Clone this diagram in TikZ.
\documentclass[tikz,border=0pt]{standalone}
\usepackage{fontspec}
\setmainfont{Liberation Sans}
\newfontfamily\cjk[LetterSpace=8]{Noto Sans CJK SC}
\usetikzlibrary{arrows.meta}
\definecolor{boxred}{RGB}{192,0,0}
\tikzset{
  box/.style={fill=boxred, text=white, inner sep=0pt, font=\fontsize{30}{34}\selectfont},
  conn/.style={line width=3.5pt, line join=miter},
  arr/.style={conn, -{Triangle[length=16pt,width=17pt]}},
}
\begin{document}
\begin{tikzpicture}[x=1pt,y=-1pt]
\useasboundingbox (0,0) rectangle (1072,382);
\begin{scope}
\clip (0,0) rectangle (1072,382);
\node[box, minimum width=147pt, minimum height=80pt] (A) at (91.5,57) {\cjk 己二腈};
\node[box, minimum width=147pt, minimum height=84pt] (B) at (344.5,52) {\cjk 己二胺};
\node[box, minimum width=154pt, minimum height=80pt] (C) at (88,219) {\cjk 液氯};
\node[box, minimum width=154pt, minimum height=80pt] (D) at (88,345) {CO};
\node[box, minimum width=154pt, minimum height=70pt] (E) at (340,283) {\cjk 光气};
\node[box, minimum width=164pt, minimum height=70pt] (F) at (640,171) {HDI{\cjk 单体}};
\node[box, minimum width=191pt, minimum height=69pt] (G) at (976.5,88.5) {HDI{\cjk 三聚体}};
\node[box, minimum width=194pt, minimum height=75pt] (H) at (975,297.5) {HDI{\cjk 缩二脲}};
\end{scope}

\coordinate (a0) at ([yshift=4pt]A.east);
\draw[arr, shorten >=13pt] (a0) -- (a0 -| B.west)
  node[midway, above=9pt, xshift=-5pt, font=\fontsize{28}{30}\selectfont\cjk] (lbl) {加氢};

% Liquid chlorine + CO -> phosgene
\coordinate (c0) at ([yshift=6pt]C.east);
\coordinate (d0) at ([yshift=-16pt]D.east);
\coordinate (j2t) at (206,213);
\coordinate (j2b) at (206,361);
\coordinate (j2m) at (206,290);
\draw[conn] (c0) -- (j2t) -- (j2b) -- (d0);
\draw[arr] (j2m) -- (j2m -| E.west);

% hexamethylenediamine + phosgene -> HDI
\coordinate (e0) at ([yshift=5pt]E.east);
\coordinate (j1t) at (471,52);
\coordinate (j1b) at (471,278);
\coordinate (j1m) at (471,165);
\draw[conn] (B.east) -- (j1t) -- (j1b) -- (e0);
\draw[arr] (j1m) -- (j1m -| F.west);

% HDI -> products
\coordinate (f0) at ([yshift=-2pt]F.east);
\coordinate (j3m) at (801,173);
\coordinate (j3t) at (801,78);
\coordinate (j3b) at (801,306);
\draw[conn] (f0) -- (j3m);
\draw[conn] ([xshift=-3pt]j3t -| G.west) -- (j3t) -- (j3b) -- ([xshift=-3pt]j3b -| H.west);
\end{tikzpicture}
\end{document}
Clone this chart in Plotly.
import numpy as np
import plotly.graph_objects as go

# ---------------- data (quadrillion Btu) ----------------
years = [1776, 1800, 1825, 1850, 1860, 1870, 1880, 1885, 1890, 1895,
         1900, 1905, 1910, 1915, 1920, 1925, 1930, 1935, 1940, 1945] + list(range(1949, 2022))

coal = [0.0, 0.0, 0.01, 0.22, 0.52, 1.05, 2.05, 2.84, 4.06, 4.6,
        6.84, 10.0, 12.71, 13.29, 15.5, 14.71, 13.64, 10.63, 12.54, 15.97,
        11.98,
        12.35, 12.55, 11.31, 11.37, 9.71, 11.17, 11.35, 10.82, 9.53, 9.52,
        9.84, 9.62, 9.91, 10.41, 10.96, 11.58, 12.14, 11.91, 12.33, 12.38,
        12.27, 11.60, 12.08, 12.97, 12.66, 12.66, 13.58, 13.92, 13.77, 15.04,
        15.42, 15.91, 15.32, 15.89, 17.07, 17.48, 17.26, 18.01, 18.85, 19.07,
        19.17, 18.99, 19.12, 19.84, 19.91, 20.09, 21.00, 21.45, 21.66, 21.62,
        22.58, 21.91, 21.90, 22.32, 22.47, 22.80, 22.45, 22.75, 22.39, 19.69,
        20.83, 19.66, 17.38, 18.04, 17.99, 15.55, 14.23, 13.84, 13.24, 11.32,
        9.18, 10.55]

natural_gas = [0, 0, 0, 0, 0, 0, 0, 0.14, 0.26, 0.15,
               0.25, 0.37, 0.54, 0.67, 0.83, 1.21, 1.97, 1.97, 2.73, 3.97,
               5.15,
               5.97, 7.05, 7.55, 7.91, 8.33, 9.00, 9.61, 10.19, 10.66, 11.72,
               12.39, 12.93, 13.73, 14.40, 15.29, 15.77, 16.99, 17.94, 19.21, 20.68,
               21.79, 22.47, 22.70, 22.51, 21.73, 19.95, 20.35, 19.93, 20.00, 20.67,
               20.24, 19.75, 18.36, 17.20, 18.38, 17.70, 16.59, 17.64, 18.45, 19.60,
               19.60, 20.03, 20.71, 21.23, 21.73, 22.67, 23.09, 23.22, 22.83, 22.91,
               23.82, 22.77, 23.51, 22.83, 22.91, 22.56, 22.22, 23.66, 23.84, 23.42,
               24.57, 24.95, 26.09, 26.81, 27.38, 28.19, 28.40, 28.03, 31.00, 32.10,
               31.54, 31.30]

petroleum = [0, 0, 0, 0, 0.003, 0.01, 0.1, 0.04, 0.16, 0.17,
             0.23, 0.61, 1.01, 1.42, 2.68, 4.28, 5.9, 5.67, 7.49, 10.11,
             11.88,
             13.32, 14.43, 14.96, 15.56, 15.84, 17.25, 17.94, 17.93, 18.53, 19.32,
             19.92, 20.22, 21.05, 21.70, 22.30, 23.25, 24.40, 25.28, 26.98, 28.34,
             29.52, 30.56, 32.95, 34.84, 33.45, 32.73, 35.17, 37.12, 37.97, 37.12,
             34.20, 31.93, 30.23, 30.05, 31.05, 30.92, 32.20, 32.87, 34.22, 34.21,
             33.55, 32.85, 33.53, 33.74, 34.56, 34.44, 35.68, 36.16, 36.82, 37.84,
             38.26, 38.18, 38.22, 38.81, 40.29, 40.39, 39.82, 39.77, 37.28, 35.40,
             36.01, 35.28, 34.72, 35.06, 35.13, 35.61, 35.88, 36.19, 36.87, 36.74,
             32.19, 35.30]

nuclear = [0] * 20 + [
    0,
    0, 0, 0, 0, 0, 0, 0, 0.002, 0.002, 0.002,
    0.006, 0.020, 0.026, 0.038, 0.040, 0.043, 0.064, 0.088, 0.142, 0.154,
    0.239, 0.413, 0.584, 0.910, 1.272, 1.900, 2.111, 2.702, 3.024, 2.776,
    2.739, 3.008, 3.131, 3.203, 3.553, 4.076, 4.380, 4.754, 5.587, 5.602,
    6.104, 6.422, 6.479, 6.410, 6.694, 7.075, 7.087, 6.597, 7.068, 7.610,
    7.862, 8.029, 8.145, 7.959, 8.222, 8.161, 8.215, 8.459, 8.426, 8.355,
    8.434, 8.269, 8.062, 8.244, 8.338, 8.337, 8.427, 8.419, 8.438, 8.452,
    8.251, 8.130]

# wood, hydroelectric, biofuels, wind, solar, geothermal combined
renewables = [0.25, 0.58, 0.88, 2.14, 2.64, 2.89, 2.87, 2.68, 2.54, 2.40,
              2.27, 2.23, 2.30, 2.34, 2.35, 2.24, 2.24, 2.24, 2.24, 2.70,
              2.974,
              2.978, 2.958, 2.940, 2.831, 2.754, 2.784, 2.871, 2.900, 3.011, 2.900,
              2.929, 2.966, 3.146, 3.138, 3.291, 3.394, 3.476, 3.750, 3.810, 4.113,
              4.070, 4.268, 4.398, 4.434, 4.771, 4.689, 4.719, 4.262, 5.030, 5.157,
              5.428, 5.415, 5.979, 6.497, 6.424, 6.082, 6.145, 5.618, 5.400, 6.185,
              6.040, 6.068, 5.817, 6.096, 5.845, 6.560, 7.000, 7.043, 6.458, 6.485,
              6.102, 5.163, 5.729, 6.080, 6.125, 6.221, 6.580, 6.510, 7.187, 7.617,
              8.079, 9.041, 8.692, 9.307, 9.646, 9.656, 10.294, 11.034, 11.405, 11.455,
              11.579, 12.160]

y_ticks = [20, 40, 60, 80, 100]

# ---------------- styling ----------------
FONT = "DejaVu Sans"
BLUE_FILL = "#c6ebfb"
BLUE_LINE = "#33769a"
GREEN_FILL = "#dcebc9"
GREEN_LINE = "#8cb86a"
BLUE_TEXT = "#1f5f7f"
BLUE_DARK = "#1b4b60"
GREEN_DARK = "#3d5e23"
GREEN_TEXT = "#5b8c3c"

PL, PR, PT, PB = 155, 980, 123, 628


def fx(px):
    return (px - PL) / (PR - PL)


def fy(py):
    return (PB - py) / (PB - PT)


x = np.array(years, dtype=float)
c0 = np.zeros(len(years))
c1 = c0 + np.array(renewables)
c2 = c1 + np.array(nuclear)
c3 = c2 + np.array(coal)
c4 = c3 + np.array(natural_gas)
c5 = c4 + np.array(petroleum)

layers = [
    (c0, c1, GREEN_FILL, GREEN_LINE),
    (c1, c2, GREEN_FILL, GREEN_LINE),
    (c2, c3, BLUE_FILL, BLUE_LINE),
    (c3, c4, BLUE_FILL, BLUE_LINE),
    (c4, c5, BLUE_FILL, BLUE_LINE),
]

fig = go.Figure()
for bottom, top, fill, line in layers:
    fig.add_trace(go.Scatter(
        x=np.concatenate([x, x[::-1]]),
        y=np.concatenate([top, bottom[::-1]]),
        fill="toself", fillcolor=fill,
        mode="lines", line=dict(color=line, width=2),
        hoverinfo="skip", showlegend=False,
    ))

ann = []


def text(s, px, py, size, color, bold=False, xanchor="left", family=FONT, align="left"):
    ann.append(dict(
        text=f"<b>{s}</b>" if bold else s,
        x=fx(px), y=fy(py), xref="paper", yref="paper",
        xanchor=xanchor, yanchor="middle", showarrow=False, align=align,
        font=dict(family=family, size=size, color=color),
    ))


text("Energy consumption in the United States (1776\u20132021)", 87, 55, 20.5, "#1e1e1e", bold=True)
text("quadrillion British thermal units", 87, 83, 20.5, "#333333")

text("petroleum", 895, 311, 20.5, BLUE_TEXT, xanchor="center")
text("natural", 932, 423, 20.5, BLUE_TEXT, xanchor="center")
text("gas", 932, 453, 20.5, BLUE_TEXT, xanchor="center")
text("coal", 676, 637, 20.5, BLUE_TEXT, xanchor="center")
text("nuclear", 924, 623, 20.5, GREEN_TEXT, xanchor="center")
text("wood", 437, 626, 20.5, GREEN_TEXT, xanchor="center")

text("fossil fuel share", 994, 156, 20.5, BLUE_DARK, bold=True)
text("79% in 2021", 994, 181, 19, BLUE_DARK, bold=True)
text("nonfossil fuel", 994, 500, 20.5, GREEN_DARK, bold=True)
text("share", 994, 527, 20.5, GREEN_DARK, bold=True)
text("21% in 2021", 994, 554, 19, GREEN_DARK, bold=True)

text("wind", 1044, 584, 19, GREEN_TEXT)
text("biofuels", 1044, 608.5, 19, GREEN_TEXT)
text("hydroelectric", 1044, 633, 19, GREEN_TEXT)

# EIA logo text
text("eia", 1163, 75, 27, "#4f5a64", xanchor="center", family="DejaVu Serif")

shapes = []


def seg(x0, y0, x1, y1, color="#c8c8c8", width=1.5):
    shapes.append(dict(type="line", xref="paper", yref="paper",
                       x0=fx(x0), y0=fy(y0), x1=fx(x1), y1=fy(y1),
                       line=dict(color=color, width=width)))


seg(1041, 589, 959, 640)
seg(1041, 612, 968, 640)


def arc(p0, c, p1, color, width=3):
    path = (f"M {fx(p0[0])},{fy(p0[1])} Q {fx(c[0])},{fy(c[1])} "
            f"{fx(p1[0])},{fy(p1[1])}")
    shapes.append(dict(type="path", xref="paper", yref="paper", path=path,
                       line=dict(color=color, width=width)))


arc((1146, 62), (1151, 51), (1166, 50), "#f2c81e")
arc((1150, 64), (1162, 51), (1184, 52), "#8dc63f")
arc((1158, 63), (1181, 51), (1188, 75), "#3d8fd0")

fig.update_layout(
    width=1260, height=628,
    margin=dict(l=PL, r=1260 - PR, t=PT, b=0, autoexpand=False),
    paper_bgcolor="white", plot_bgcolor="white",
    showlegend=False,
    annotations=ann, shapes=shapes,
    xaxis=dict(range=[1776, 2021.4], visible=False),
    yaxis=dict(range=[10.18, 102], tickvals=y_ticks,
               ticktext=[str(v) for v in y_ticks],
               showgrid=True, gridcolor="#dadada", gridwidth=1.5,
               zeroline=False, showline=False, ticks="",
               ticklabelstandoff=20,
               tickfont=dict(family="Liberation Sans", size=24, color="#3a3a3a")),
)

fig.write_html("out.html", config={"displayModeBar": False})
◆ ◆ ◆ ◆
What the task requires: Gather from the data above every line with the string "this".

Answer to the problem:
Clone this diagram in TikZ.
Clone this chart in Plotly.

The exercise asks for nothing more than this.